In our first readings, we have seen that Jesus predates creation. Parallel that to Isaiah 9:6 (also notice that Isaiah 9 begins with an announcement of the Light in verse 2).
For to us a child is born, to us a son is given; and the government shall be upon his shoulder, and his name shall be called Wonderful Counselor, Mighty God, Everlasting Father, Prince of Peace.
The Hebrew term used here to describe Jesus in Isaiah 9:6 is “abi-ad“, which is a combination of the words father and eternal. This has also been translated “Eternal Father”, “Father of Eterninty” or “Eternity Father”. In any translation, and in both passages, Jesus is exalted, characterized as wholly other, and a doer in the act of creation… the same Jesus you talk to continually thoughout your day.

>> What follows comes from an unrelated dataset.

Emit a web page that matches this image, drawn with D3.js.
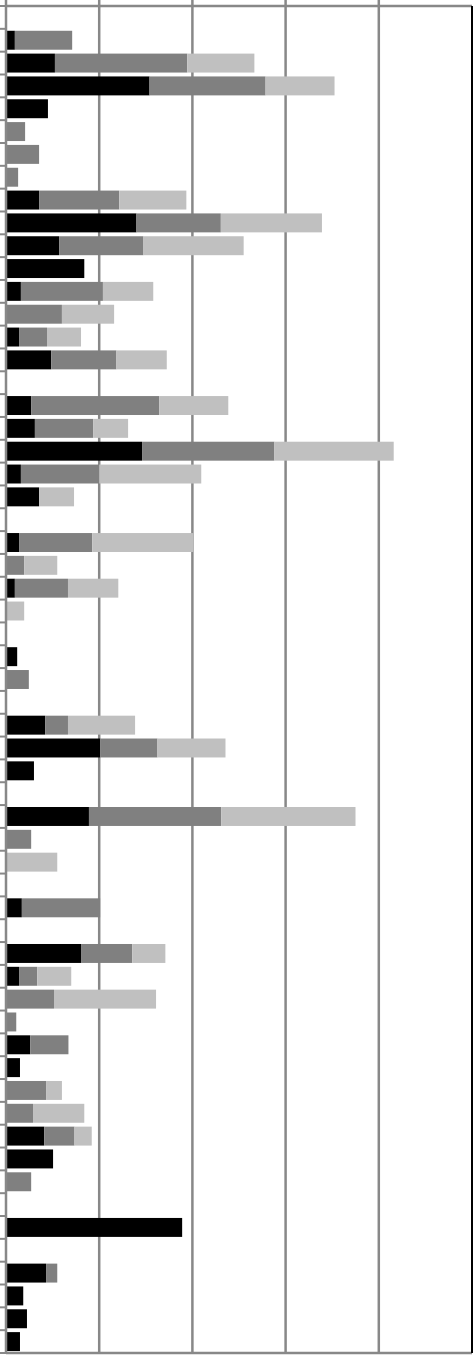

It is impossible for our minds to comprehend the depths of this relationship between the Godhead and time. Perhaps the closest we may come is by way of feeble analyogy. In Mere Christianity, C.S. Lewis gives it a shot:
Almost certainly God is not in Time. His life does not consist of moments following one another. If a million people are praying to him at 10:30 tonight, he need not listen to them in that one little snippet which we call 10:30. 10:30 — and every other moment from the beginning of the world — is always the Present for Him. If you like to put it that way, he has all eternity in which to listen to the split second of prayer put up by a pilot as his plane crashes in flames.
That is difficult I know. Let me try to give something, not the same, but a bit like it. Suppose I am writing a novel. I write “Mary laid down her work; next moment came a knock at the door!” For Mary who has to live in the imaginary time of my story there is no interval between putting down the work and hearing the knock. But I, who am Mary’s maker, do not live in that imaginary time at all. Between writing the first half of that sentence and the second, I might sit down for three hours and think steadily about Mary. I could think about Mary as if she were the only character in the book and for as long as I pleased and the hours I spent in doing so would not appear in Mary’s time (the time inside the story) at all.

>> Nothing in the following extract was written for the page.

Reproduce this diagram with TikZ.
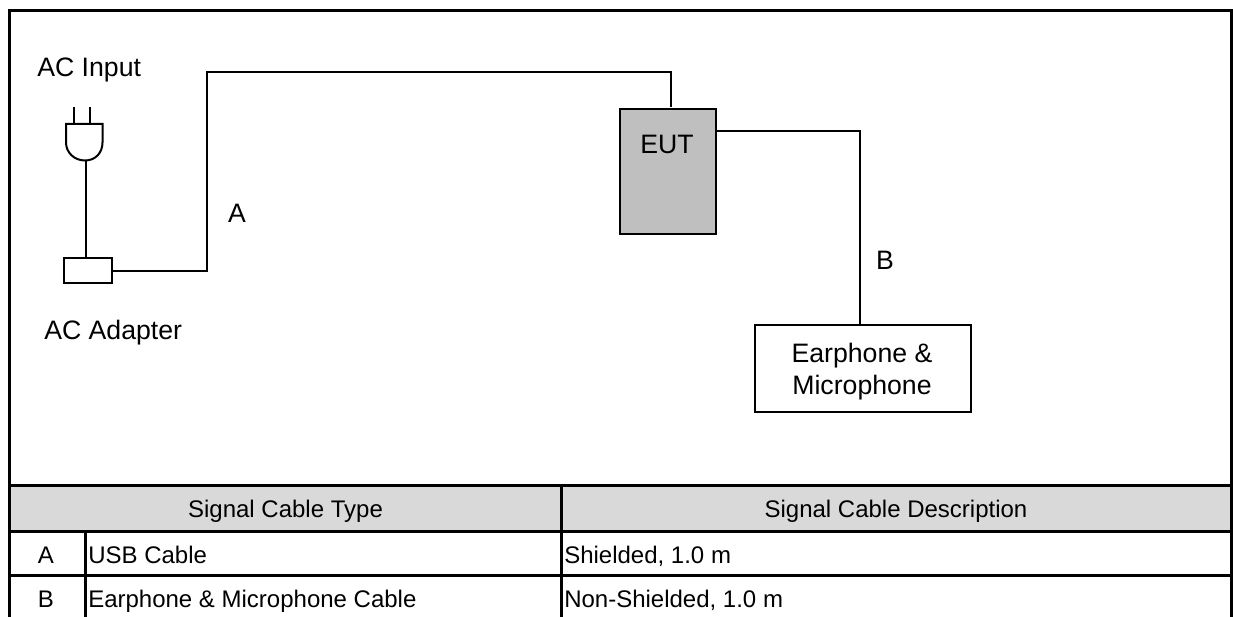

This is not a perfect illustration, of course. But it may give just a glimpse of what I believe to be the truth. God is not hurried about the Time-stream of this universe anymore than an author is hurried along in the imaginary time of his own novel. He has infinite attention to spare for each one of us. He does not have to deal with us in the mass. You are as much alone with Him as if you were the only being he had created. When Christ died, He died for you individually just as much as if you had been the only man in the world…

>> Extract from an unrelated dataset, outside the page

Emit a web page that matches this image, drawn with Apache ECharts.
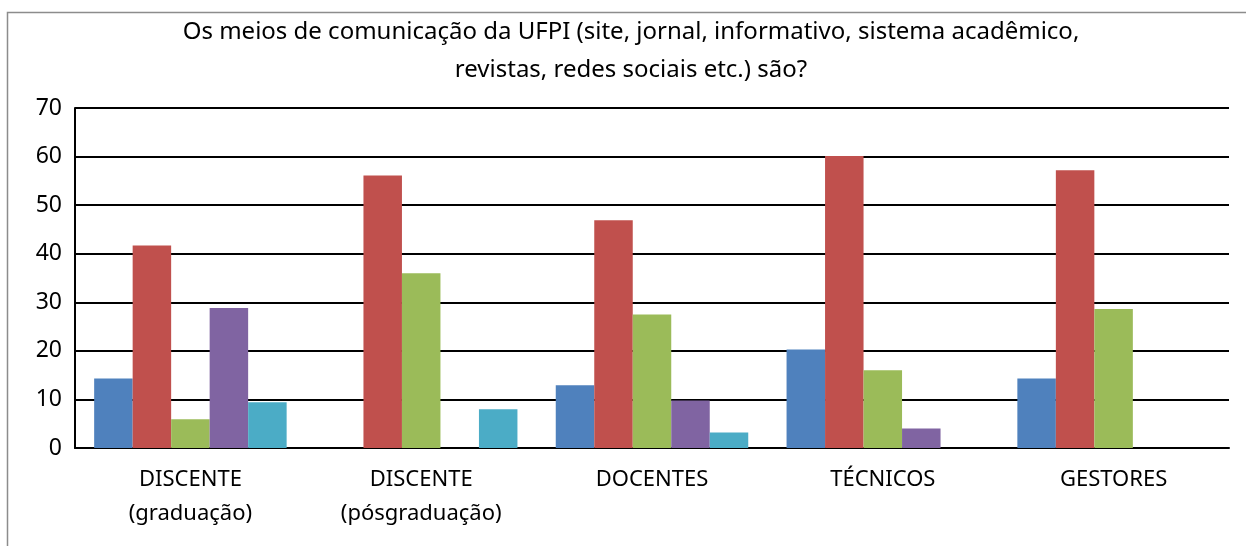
<!DOCTYPE html>
<html>
<head>
<meta charset="utf-8">
<script src="https://cdn.jsdelivr.net/npm/echarts@6/dist/echarts.min.js"></script>
<style>
  html, body { margin: 0; padding: 0; background: #fff; }
  #chart { width: 1246px; height: 546px; }
</style>
</head>
<body>
<div id="chart"></div>
<script>
// Categories (respondent groups)
const categories = [
  'DISCENTE\n(graduação)',
  'DISCENTE\n(pósgraduação)',
  'DOCENTES',
  'TÉCNICOS',
  'GESTORES'
];

// Series values per category
const serie1 = [14.3, 0, 12.9, 20.3, 14.3];
const serie2 = [41.7, 56.1, 46.9, 60.1, 57.2];
const serie3 = [5.9, 36.0, 27.5, 16.0, 28.6];
const serie4 = [28.8, 0, 9.8, 4.0, 0];
const serie5 = [9.4, 8.0, 3.2, 0, 0];

const seriesNames = ['Série 1', 'Série 2', 'Série 3', 'Série 4', 'Série 5'];
const seriesData = [serie1, serie2, serie3, serie4, serie5];
const colors = ['#4F81BD', '#C0504D', '#9BBB59', '#8064A2', '#4BACC6'];

const titleText = 'Os meios de comunicação da UFPI (site, jornal, informativo, sistema acadêmico,\nrevistas, redes sociais etc.) são?';

const FONT = '"Noto Sans", "Open Sans", sans-serif';

const chart = echarts.init(document.getElementById('chart'), null, { renderer: 'canvas' });

chart.setOption({
  animation: false,
  backgroundColor: '#ffffff',
  color: colors,
  title: {
    text: titleText,
    left: 631,
    textAlign: 'center',
    top: 13,
    padding: 0,
    textStyle: {
      fontFamily: FONT,
      fontSize: 24,
      fontWeight: 'normal',
      color: '#000',
      lineHeight: 38
    }
  },
  graphic: [{
    type: 'rect',
    shape: { x: 7.5, y: 12.5, width: 1300, height: 600 },
    style: { fill: 'none', stroke: '#8c8c8c', lineWidth: 1.5 },
    silent: true,
    z: -1
  }],
  grid: {
    left: 75,
    right: 17,
    top: 108,
    bottom: 98,
    containLabel: false
  },
  xAxis: {
    type: 'category',
    data: categories,
    axisLine: { show: true, lineStyle: { color: '#000', width: 2 } },
    axisTick: { show: false },
    axisLabel: {
      fontFamily: FONT,
      fontSize: 22,
      color: '#000',
      lineHeight: 34,
      margin: 15,
      interval: 0
    }
  },
  yAxis: {
    type: 'value',
    min: 0,
    max: 70,
    interval: 10,
    axisLine: { show: true, lineStyle: { color: '#000', width: 2 } },
    axisTick: { show: false },
    splitLine: { show: true, lineStyle: { color: '#000', width: 2 } },
    axisLabel: {
      fontFamily: FONT,
      fontSize: 23,
      color: '#000',
      margin: 13
    }
  },
  series: seriesData.map((d, i) => ({
    name: seriesNames[i],
    type: 'bar',
    data: d,
    barGap: '0%',
    barCategoryGap: '16.6%',
    itemStyle: { color: colors[i] }
  }))
});
</script>
</body>
</html>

If you picture Time as a straight line along which we have to travel, then you must picture as the whole page on which the line is drawn. We come to the parts of the line one by one: we have to leave A behind before we get to B, and cannot reach C until we leave B behind. God, from above or outside or all around, contains the whole line, and sees it all.
This is a call to meditate on the concepts and terminology presented in John 1 that may have become commonplace for you. Worship by dwelling on the majesty portrayed John 1 and Colossians 1.What does it mean that Jesus is called “abi-ad”? How does that impact your understanding of the incarnation?